Les associations de défense des plus précaires affichent la même incompréhension lorsqu’elles affrontent le même véto en matière d’ouverture du RSA aux jeunes de 18 à 25 ans. « Une autre mesure structurelle à prendre en direction de ces publics, réclame Marie-Aleth Grard, consiste à embaucher des professionnels dans les missions locales qui accompagnent les jeunes qui sortent du système scolaire sans diplôme. On ne nous donne plus leur nombre depuis trois ans, on estime qu’il doit avoisiner les 100 000. »
Pas de mesure inscrite dans la durée non plus en termes de logement. Alors que, souligne Manuel Domergue, le logement social n’a plus à faire la preuve de son efficacité. Le combat semble âpre pour que des expérimentations comme « Territoires zéro chômeur de longue durée »(1) obtiennent les moyens de réellement porter leurs effets, à en croire les associations, qui continuent d’œuvrer en ce sens auprès des parlementaires.
Mais alors pourquoi, si le consensus semble largement partagé sur les mesures structurelles à prendre, ne sont-elles pas mises en pratique ? Outre la surdité des pouvoirs publics qu’elles dénoncent, les associations n’auraient-elles pas, elles aussi, leur part de responsabilité ? Marie-Aleth Grard reconnaît manquer de forces vives pour prêcher la bonne parole partout où cela serait nécessaire, comme auprès de tous les parlementaires en période de discussion du projet de loi de finances. Un autre représentant souligne que la liberté d’expression de certaines peut être entravée par le fait qu’elles reçoivent des subventions de l’Etat.
Quoi qu’il en soit, nombreuses sont les associations qui disent réfléchir à des actions à mener cet hiver, pour défendre les droits des plus pauvres. Mais plusieurs prévoient qu’il sera difficile d’obtenir sur ce sujet une mobilisation citoyenne. Pourtant, elles savent qu’il leur faudra taper fort : « Notre adversaire, c’est Bercy. En face, des ministres comme Emmanuelle Wargon [ministre déléguée chargée du logement] n’ont pas de réel poids politique », remarque un observateur. « Le temps presse, prévient Manuel Domergue. Parce que, finalement, une personne qui se retrouverait à la rue coûtera bien plus cher à la société qu’un accompagnement et des mesures qui lui auraient évité cette situation. »
Dans le contexte de la concertation pour la mise en place du revenu universel d’activité, le Secours catholique a produit une analyse et un rapport, publié en septembre, pour défendre l’idée de mettre en place un revenu minimum sans contrepartie(1).

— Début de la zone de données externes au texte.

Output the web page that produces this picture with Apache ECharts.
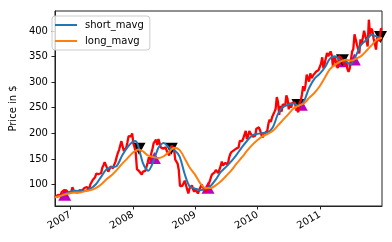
<!DOCTYPE html>
<html><head><meta charset="utf-8">
<script src="https://cdn.jsdelivr.net/npm/echarts@6/dist/echarts.min.js"></script>
<style>html,body{margin:0;padding:0;background:#fff}#c{width:392px;height:242px}</style>
</head><body><div id="c"></div><script>
// Weekly closing prices
const priceDates = [
'2006-10-02','2006-10-06','2006-10-13','2006-10-20','2006-10-27','2006-11-03','2006-11-10','2006-11-17','2006-11-24','2006-12-01','2006-12-08','2006-12-15','2006-12-22','2006-12-29',
'2007-01-05','2007-01-12','2007-01-19','2007-01-26','2007-02-02','2007-02-09','2007-02-16','2007-02-23','2007-03-02','2007-03-09','2007-03-16','2007-03-23','2007-03-30','2007-04-06','2007-04-13','2007-04-20','2007-04-27','2007-05-04','2007-05-11','2007-05-18','2007-05-25','2007-06-01','2007-06-08','2007-06-15','2007-06-22','2007-06-29','2007-07-06','2007-07-13','2007-07-20','2007-07-27','2007-08-03','2007-08-10','2007-08-17','2007-08-24','2007-08-31','2007-09-07','2007-09-14','2007-09-21','2007-09-28','2007-10-05','2007-10-12','2007-10-19','2007-10-26','2007-11-02','2007-11-09','2007-11-16','2007-11-23','2007-11-30','2007-12-07','2007-12-14','2007-12-21','2007-12-28',
'2008-01-04','2008-01-11','2008-01-18','2008-01-25','2008-02-01','2008-02-08','2008-02-15','2008-02-22','2008-02-29','2008-03-07','2008-03-14','2008-03-20','2008-03-28','2008-04-04','2008-04-11','2008-04-18','2008-04-25','2008-05-02','2008-05-09','2008-05-16','2008-05-23','2008-05-30','2008-06-06','2008-06-13','2008-06-20','2008-06-27','2008-07-03','2008-07-11','2008-07-18','2008-07-25','2008-08-01','2008-08-08','2008-08-15','2008-08-22','2008-08-29','2008-09-05','2008-09-12','2008-09-19','2008-09-26','2008-10-03','2008-10-10','2008-10-17','2008-10-24','2008-10-31','2008-11-07','2008-11-14','2008-11-21','2008-11-28','2008-12-05','2008-12-12','2008-12-19','2008-12-26',
'2009-01-02','2009-01-09','2009-01-16','2009-01-23','2009-01-30','2009-02-06','2009-02-13','2009-02-20','2009-02-27','2009-03-06','2009-03-13','2009-03-20','2009-03-27','2009-04-03','2009-04-09','2009-04-17','2009-04-24','2009-05-01','2009-05-08','2009-05-15','2009-05-22','2009-05-29','2009-06-05','2009-06-12','2009-06-19','2009-06-26','2009-07-02','2009-07-10','2009-07-17','2009-07-24','2009-07-31','2009-08-07','2009-08-14','2009-08-21','2009-08-28','2009-09-04','2009-09-11','2009-09-18','2009-09-25','2009-10-02','2009-10-09','2009-10-16','2009-10-23','2009-10-30','2009-11-06','2009-11-13','2009-11-20','2009-11-27','2009-12-04','2009-12-11','2009-12-18','2009-12-24','2009-12-31',
'2010-01-08','2010-01-15','2010-01-22','2010-01-29','2010-02-05','2010-02-12','2010-02-19','2010-02-26','2010-03-05','2010-03-12','2010-03-19','2010-03-26','2010-04-01','2010-04-09','2010-04-16','2010-04-23','2010-04-30','2010-05-07','2010-05-14','2010-05-21','2010-05-28','2010-06-04','2010-06-11','2010-06-18','2010-06-25','2010-07-02','2010-07-09','2010-07-16','2010-07-23','2010-07-30','2010-08-06','2010-08-13','2010-08-20','2010-08-27','2010-09-03','2010-09-10','2010-09-17','2010-09-24','2010-10-01','2010-10-08','2010-10-15','2010-10-22','2010-10-29','2010-11-05','2010-11-12','2010-11-19','2010-11-26','2010-12-03','2010-12-10','2010-12-17','2010-12-23','2010-12-31',
'2011-01-07','2011-01-14','2011-01-21','2011-01-28','2011-02-04','2011-02-11','2011-02-18','2011-02-25','2011-03-04','2011-03-11','2011-03-18','2011-03-25','2011-04-01','2011-04-08','2011-04-15','2011-04-21','2011-04-29','2011-05-06','2011-05-13','2011-05-20','2011-05-27','2011-06-03','2011-06-10','2011-06-17','2011-06-24','2011-07-01','2011-07-08','2011-07-15','2011-07-22','2011-07-29','2011-08-05','2011-08-12','2011-08-19','2011-08-26','2011-09-02','2011-09-09','2011-09-16','2011-09-23','2011-09-30','2011-10-07','2011-10-14','2011-10-21','2011-10-28','2011-11-04','2011-11-11','2011-11-18','2011-11-25','2011-12-02','2011-12-09','2011-12-16','2011-12-23','2011-12-30'
];
const priceValues = [
74.9,74.2,75.0,79.9,80.4,78.3,85.0,85.9,89.2,91.3,88.3,87.7,82.9,84.8,
85.4,94.6,88.5,85.4,84.8,83.3,84.8,89.1,85.4,88.0,89.6,93.2,92.9,94.7,92.2,90.9,99.9,100.8,108.7,107.3,114.3,121.3,124.5,120.5,123.0,122.0,132.8,137.7,143.8,146.0,131.9,125.0,122.1,135.3,138.5,131.8,138.8,144.2,153.5,161.5,167.3,170.4,184.7,187.9,165.4,166.4,171.5,182.2,194.3,190.4,193.9,199.8,
180.1,172.7,161.4,130.0,133.8,125.5,124.6,119.5,125.0,122.3,126.6,133.3,143.0,153.1,147.1,161.0,169.7,180.9,183.5,187.6,177.1,188.8,185.6,172.4,175.3,170.1,170.1,172.6,165.2,162.1,156.7,169.6,175.7,176.8,169.5,148.9,148.9,140.9,128.2,97.1,96.8,97.4,96.4,107.6,108.2,90.2,82.6,92.7,94.0,98.3,90.0,85.8,
90.8,90.6,82.3,88.4,90.1,99.7,99.2,91.2,89.3,85.3,95.9,101.6,106.9,115.0,119.6,123.4,123.9,128.2,129.2,122.4,122.5,135.8,144.7,136.9,139.5,142.4,140.0,138.5,151.8,159.0,163.4,165.5,166.8,169.2,170.1,170.3,172.2,185.0,182.4,184.9,190.5,188.1,204.9,188.5,194.3,204.5,199.9,200.6,193.3,194.8,195.4,209.0,210.7,
211.6,205.9,197.8,192.1,195.5,200.4,201.7,204.6,218.9,226.6,222.3,230.9,236.0,241.8,247.4,270.8,261.1,235.9,253.8,242.3,256.9,255.9,253.5,274.1,266.7,246.9,259.6,249.9,259.9,257.3,260.1,249.1,249.6,241.6,258.8,263.4,275.4,292.3,282.5,294.1,314.7,307.5,300.9,317.1,308.0,306.7,315.0,317.4,320.6,320.6,323.3,322.6,
336.1,348.5,326.7,336.1,346.5,356.9,350.6,348.2,360.0,352.0,330.0,351.5,344.6,333.3,327.5,350.7,350.1,346.7,340.5,335.2,337.4,343.4,325.9,320.3,326.4,343.3,360.0,364.9,393.3,390.5,373.6,374.0,356.0,383.6,374.1,377.5,400.5,404.3,381.3,369.8,422.0,392.9,405.0,400.2,384.9,374.9,363.6,389.7,393.6,380.0,403.4,405.0
];
// Moving averages
const mavgDates = ['2006-10-02','2006-10-31','2006-11-28','2006-12-29','2007-01-31','2007-02-28','2007-03-30','2007-04-30','2007-05-31','2007-06-29','2007-07-31','2007-08-31','2007-09-28','2007-10-31','2007-11-30','2007-12-31','2008-01-15','2008-01-31','2008-02-29','2008-03-31','2008-04-30','2008-05-30','2008-06-30','2008-07-31','2008-08-29','2008-09-30','2008-10-31','2008-11-28','2008-12-31','2009-01-30','2009-02-27','2009-03-31','2009-04-30','2009-05-29','2009-06-30','2009-07-31','2009-08-31','2009-09-30','2009-10-30','2009-11-30','2009-12-31','2010-01-29','2010-02-26','2010-03-31','2010-04-30','2010-05-28','2010-06-30','2010-07-30','2010-08-31','2010-09-30','2010-10-29','2010-11-30','2010-12-31','2011-01-31','2011-02-28','2011-03-31','2011-04-29','2011-05-31','2011-06-30','2011-07-29','2011-08-31','2011-09-30','2011-10-31','2011-11-30','2011-12-30'];
const shortMavg = [74.9,77.5,80.5,85.8,87.8,87.0,88.0,92.3,101,115,130,134,136,157,172.5,183.5,185,177,142,127,145,172,181,172,168,155,120,96.5,92,89,91,97,109.5,124,134.5,145.5,158.5,172.5,185,196,199,200.5,201.5,212,238,251,256,258.5,253.5,263.5,288.5,307,316.5,329.5,346,350,343,340,335,351,373.5,382.5,392.5,388.5,386];
const longMavg = [74.9,77.5,80.5,82.8,84.2,84.5,87.2,89.1,93.3,100,110.5,118.4,128,140.8,151,162.2,165.5,168.2,164.6,156.2,153.6,151.6,155.2,163.6,171.6,167.6,150.8,133.8,118.8,102.2,93.2,93,98.4,105.8,116.6,127.6,141.2,152.8,165.6,177.4,187,194.2,198.6,205,215.4,225.8,237.6,248.6,254.2,258.8,269.2,279.2,292.4,309.6,325.4,334.2,339.8,343.6,342,345.6,351.4,361.4,372.4,382.8,386.8];
// Trade signals
const buyDates = ['2006-11-28','2008-05-06','2009-03-16','2010-09-13','2011-05-08','2011-07-21'];
const buyValues = [80,152,93.5,256,341,344];
const sellDates = ['2008-02-06','2008-08-13','2010-08-25','2011-05-12','2011-12-21'];
const sellValues = [170,170,255.5,343,388];
const yTicks = [100,150,200,250,300,350,400];
const xTickLabels = ['2007','2008','2009','2010','2011'];

const ts = d => Date.parse(d + 'T00:00:00Z');
const pair = (d, v) => d.map((x, i) => [ts(x), v[i]]);
const xTicks = xTickLabels.map(y => ts(y + '-01-01'));
const FONT = 'DejaVu Sans';
const chart = echarts.init(document.getElementById('c'), null, {renderer: 'canvas'});
chart.setOption({
  animation: false,
  backgroundColor: '#fff',
  grid: {left: 47, right: 10, top: 11, bottom: 36, show: true, borderColor: '#222', borderWidth: 1, backgroundColor: 'transparent'},
  legend: {
    data: ['short_mavg', 'long_mavg'], orient: 'vertical', left: 52, top: 16,
    icon: 'rect', itemWidth: 22, itemHeight: 2, itemGap: 4, selectedMode: false,
    padding: [3, 6, 3, 3], borderColor: '#ccc', borderWidth: 1, borderRadius: 3,
    backgroundColor: 'rgba(255,255,255,0.8)',
    textStyle: {fontSize: 10, color: '#000', fontFamily: FONT, lineHeight: 12, padding: [0, 0, 0, 3]}
  },
  xAxis: {
    type: 'value', min: ts('2006-10-02'), max: ts('2011-12-30'), scale: true,
    axisLine: {show: true, onZero: false, lineStyle: {color: '#222', width: 1}},
    axisTick: {show: true, length: 3.5, lineStyle: {color: '#222'}, customValues: xTicks},
    axisLabel: {customValues: xTicks, rotate: 30, fontSize: 10, color: '#000', fontFamily: FONT, margin: 8,
      formatter: v => String(new Date(v).getUTCFullYear())},
    splitLine: {show: false}
  },
  yAxis: {
    type: 'value', min: 58, max: 439,
    name: 'Price in $', nameLocation: 'middle', nameGap: 34,
    nameTextStyle: {fontSize: 10, color: '#000', fontFamily: FONT},
    axisLine: {show: true, lineStyle: {color: '#222', width: 1}},
    axisTick: {show: true, length: 3.5, lineStyle: {color: '#222'}, customValues: yTicks},
    axisLabel: {customValues: yTicks, fontSize: 10, color: '#000', fontFamily: FONT, margin: 7},
    splitLine: {show: false}
  },
  series: [
    {name: 'price', type: 'line', data: pair(priceDates, priceValues), showSymbol: false, lineStyle: {color: '#ff0000', width: 2.3}, itemStyle: {color: '#ff0000'}},
    {name: 'short_mavg', type: 'line', data: pair(mavgDates, shortMavg), smooth: 0.3, showSymbol: false, lineStyle: {color: '#1f77b4', width: 2}, itemStyle: {color: '#1f77b4'}},
    {name: 'long_mavg', type: 'line', data: pair(mavgDates, longMavg), smooth: 0.3, showSymbol: false, lineStyle: {color: '#ff7f0e', width: 2}, itemStyle: {color: '#ff7f0e'}},
    {name: 'buy', type: 'scatter', data: pair(buyDates, buyValues), symbol: 'triangle', symbolSize: [13, 12], itemStyle: {color: '#bf00bf', opacity: 1}},
    {name: 'sell', type: 'scatter', data: pair(sellDates, sellValues), symbol: 'triangle', symbolRotate: 180, symbolSize: [13, 12], itemStyle: {color: '#000', opacity: 1}}
  ]
});
</script></body></html>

Au nom, expliquent les auteurs, du respect de la dignité des allocataires mais aussi pour éviter les non-recours de ceux qui ne veulent ou ne peuvent justifier de leur reprise d’activité. L’association estime qu’il devrait s’élever à 850 € par mois, soit 50 % du revenu médian, et demande, en attendant et dès maintenant, une augmentation de 100 € et l’ouverture du revenu de solidarité active (RSA) aux 18-25 ans.
Le rapport a reçu peu d’écho. Pourtant, les associations interrogées disent toutes le soutenir sur le principe.
(1) Pour le consulter : bit.ly/3ojOzUm.